C’est un cas de figure assez rare devant le TCS, même si certaines sources évoquent des pressions exercées ici et là (lire encadré) pour empêcher les poursuites judiciaires contre l’ancien ministre. Cette hypothèse paraît d’autant douteuse que l’ancien ministre de la Défense semble être soumis progressivement lui aussi, à la technique du rouleau compresseur. En effet, des sources dignes de foi ont signalé la présence hier, 18 février dans les locaux du corps spécialisé du TCS, du colonel Fouda Jean Jacques, ancien directeur du matériel au Mindef, mais aussi une convocation du contre-amiral Jean Pierre Nsola, ancien attaché militaire du Cameroun à Pékin (Chine). Le premier cité devrait être interrogé ex-qualité, probablement pour vérifier si toutes les commandes de matériel passées par le ministère de la Défense, à l’époque où y trônait M. Mebe Ngo’o, ont effectivement fait l’objet de livraisons effectives.

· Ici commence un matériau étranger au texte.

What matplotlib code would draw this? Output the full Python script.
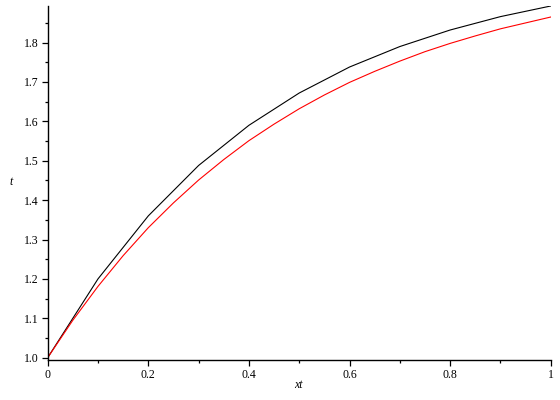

Le contre-amiral, quand à lui, limogé de son poste en Chine puis révoqué des rangs, avait porté de graves accusations de surfacturation des achats du matériel militaire à l’encontre de son ministre. Il n’est pas exclu que la seconde audition de l’officier général déchu aille dans le sens d’alourdir la charge de l’ancien Mindef. Rappelons que tous les faits au centre de l’enquête de police judiciaire actuelle avaient été dévoilés à l’époque où M. Mebe Ngo’o était encore en fonction. Camer.be. Ce dernier a connu une carrière administrative et gouvernementale fulgurante démarrée en 1997, peu après le début des déboires politico-judiciaire du Pr Titus Edzoa. L’ancien préfet avait été propulsé directement au poste de Directeur du cabinet civil de la présidence de la République, avant d’être nommé plus tard à la Dgsn. Il avait quitté la Dgsn pour le Mindef et avait achevé sa carrière gouvernementale au ministère des Transports, échappant à quelque sanction que ce soit à la suite de la catastrophe ferroviaire d’Eséka. C’est seulement des années plus tard, sans que personne ne sache le pourquoi des choses, que M. Mebe Ngo’o sembre être redevenu un citoyen ordinaire. Il a luimême été impliqué dans la gestion des dossiers judiciaires de nombre de ses anciens collègues, membres du gouvernement. Ironie du sort : ce sont ses anciens collaborateurs qui sont chargés de le cuisiner aujourd’hui.